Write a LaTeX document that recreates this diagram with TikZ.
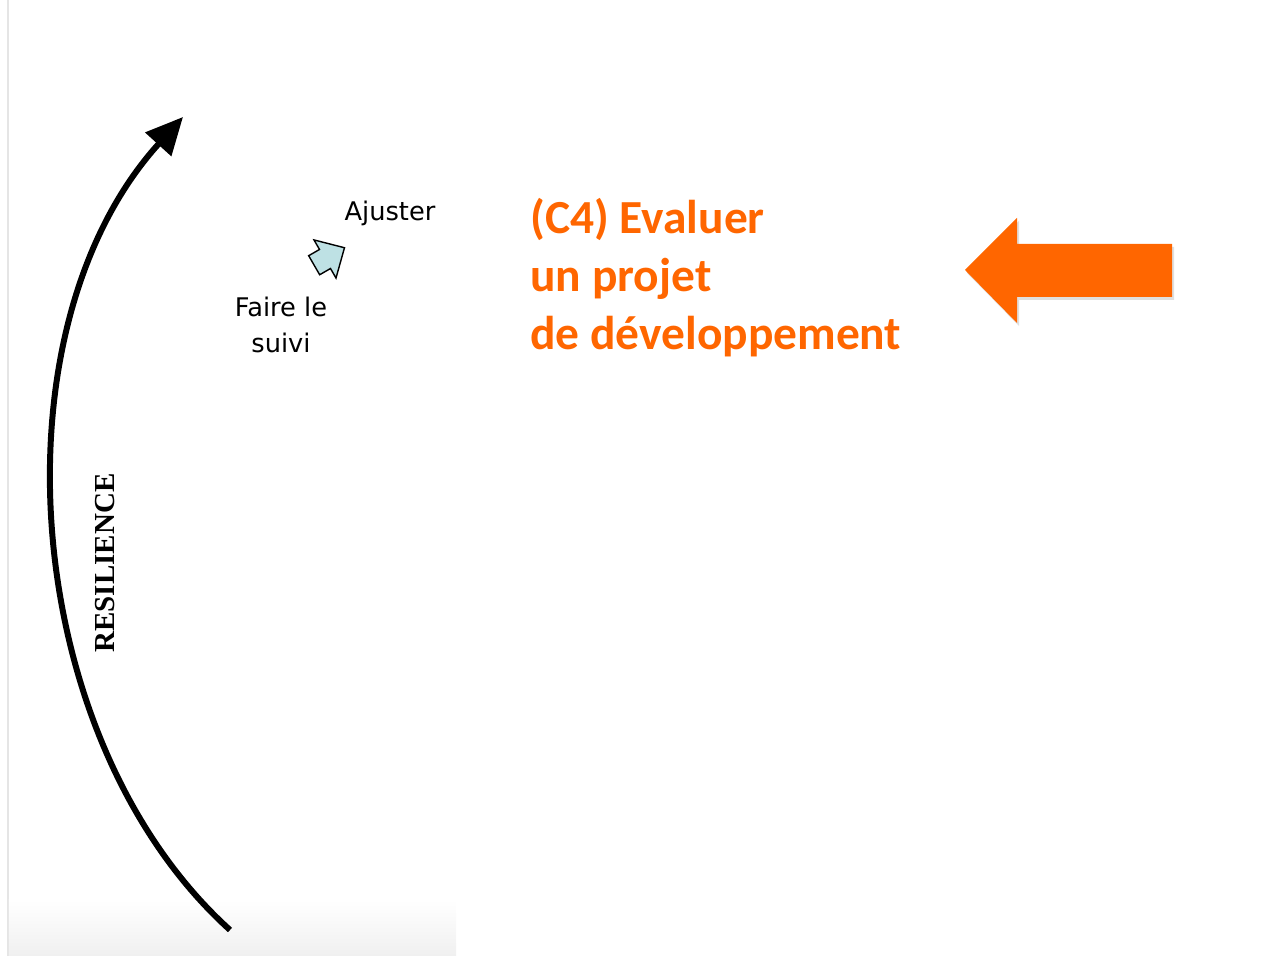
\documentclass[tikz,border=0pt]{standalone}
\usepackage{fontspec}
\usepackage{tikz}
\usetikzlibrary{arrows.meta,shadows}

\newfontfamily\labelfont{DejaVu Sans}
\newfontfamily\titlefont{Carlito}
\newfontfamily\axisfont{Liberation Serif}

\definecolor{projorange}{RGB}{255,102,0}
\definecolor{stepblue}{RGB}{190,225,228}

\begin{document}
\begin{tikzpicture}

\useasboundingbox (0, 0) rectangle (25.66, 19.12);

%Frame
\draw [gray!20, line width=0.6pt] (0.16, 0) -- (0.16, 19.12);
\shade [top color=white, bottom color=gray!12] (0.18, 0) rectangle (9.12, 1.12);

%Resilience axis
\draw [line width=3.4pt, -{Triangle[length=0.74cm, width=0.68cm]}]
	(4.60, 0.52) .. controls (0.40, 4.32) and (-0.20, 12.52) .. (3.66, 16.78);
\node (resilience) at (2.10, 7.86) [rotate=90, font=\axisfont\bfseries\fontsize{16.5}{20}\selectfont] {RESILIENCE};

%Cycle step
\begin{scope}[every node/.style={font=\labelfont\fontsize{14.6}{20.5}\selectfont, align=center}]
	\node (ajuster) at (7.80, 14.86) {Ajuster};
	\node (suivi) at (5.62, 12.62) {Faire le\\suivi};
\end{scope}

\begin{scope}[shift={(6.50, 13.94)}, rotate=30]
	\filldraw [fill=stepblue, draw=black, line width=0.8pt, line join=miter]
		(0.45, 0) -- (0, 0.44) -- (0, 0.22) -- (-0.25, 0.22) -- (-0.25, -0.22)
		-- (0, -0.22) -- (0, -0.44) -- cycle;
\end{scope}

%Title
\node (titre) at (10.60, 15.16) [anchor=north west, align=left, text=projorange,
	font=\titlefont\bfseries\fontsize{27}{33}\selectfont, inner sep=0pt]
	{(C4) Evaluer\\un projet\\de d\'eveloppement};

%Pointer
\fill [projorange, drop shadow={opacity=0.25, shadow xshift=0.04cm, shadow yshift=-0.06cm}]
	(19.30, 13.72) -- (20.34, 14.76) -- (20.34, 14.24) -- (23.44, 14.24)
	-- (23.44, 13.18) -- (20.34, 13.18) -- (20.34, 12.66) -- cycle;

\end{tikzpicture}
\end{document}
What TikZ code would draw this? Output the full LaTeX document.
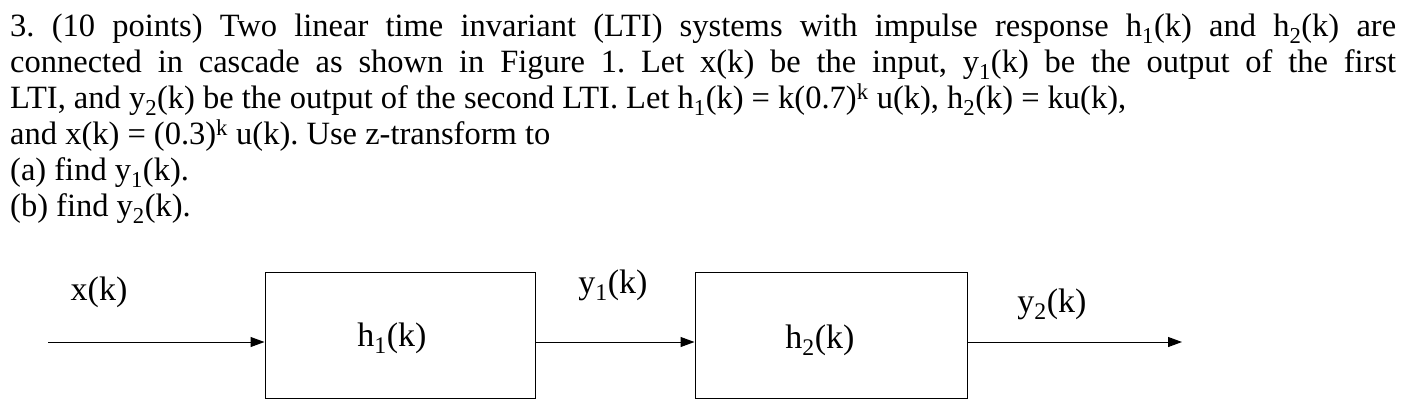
——————————
Given request: Copy every record character for character. Skip the pictures.

Task solution:
Write a LaTeX document that recreates this diagram with TikZ.
\documentclass[tikz,border=0pt]{standalone}
\usepackage{fontspec}
\usepackage{tikz}
\usetikzlibrary{arrows.meta,shadows}

\newfontfamily\labelfont{DejaVu Sans}
\newfontfamily\titlefont{Carlito}
\newfontfamily\axisfont{Liberation Serif}

\definecolor{projorange}{RGB}{255,102,0}
\definecolor{stepblue}{RGB}{190,225,228}

\begin{document}
\begin{tikzpicture}

\useasboundingbox (0, 0) rectangle (25.66, 19.12);

%Frame
\draw [gray!20, line width=0.6pt] (0.16, 0) -- (0.16, 19.12);
\shade [top color=white, bottom color=gray!12] (0.18, 0) rectangle (9.12, 1.12);

%Resilience axis
\draw [line width=3.4pt, -{Triangle[length=0.74cm, width=0.68cm]}]
	(4.60, 0.52) .. controls (0.40, 4.32) and (-0.20, 12.52) .. (3.66, 16.78);
\node (resilience) at (2.10, 7.86) [rotate=90, font=\axisfont\bfseries\fontsize{16.5}{20}\selectfont] {RESILIENCE};

%Cycle step
\begin{scope}[every node/.style={font=\labelfont\fontsize{14.6}{20.5}\selectfont, align=center}]
	\node (ajuster) at (7.80, 14.86) {Ajuster};
	\node (suivi) at (5.62, 12.62) {Faire le\\suivi};
\end{scope}

\begin{scope}[shift={(6.50, 13.94)}, rotate=30]
	\filldraw [fill=stepblue, draw=black, line width=0.8pt, line join=miter]
		(0.45, 0) -- (0, 0.44) -- (0, 0.22) -- (-0.25, 0.22) -- (-0.25, -0.22)
		-- (0, -0.22) -- (0, -0.44) -- cycle;
\end{scope}

%Title
\node (titre) at (10.60, 15.16) [anchor=north west, align=left, text=projorange,
	font=\titlefont\bfseries\fontsize{27}{33}\selectfont, inner sep=0pt]
	{(C4) Evaluer\\un projet\\de d\'eveloppement};

%Pointer
\fill [projorange, drop shadow={opacity=0.25, shadow xshift=0.04cm, shadow yshift=-0.06cm}]
	(19.30, 13.72) -- (20.34, 14.76) -- (20.34, 14.24) -- (23.44, 14.24)
	-- (23.44, 13.18) -- (20.34, 13.18) -- (20.34, 12.66) -- cycle;

\end{tikzpicture}
\end{document}
What TikZ code would draw this? Output the full LaTeX document.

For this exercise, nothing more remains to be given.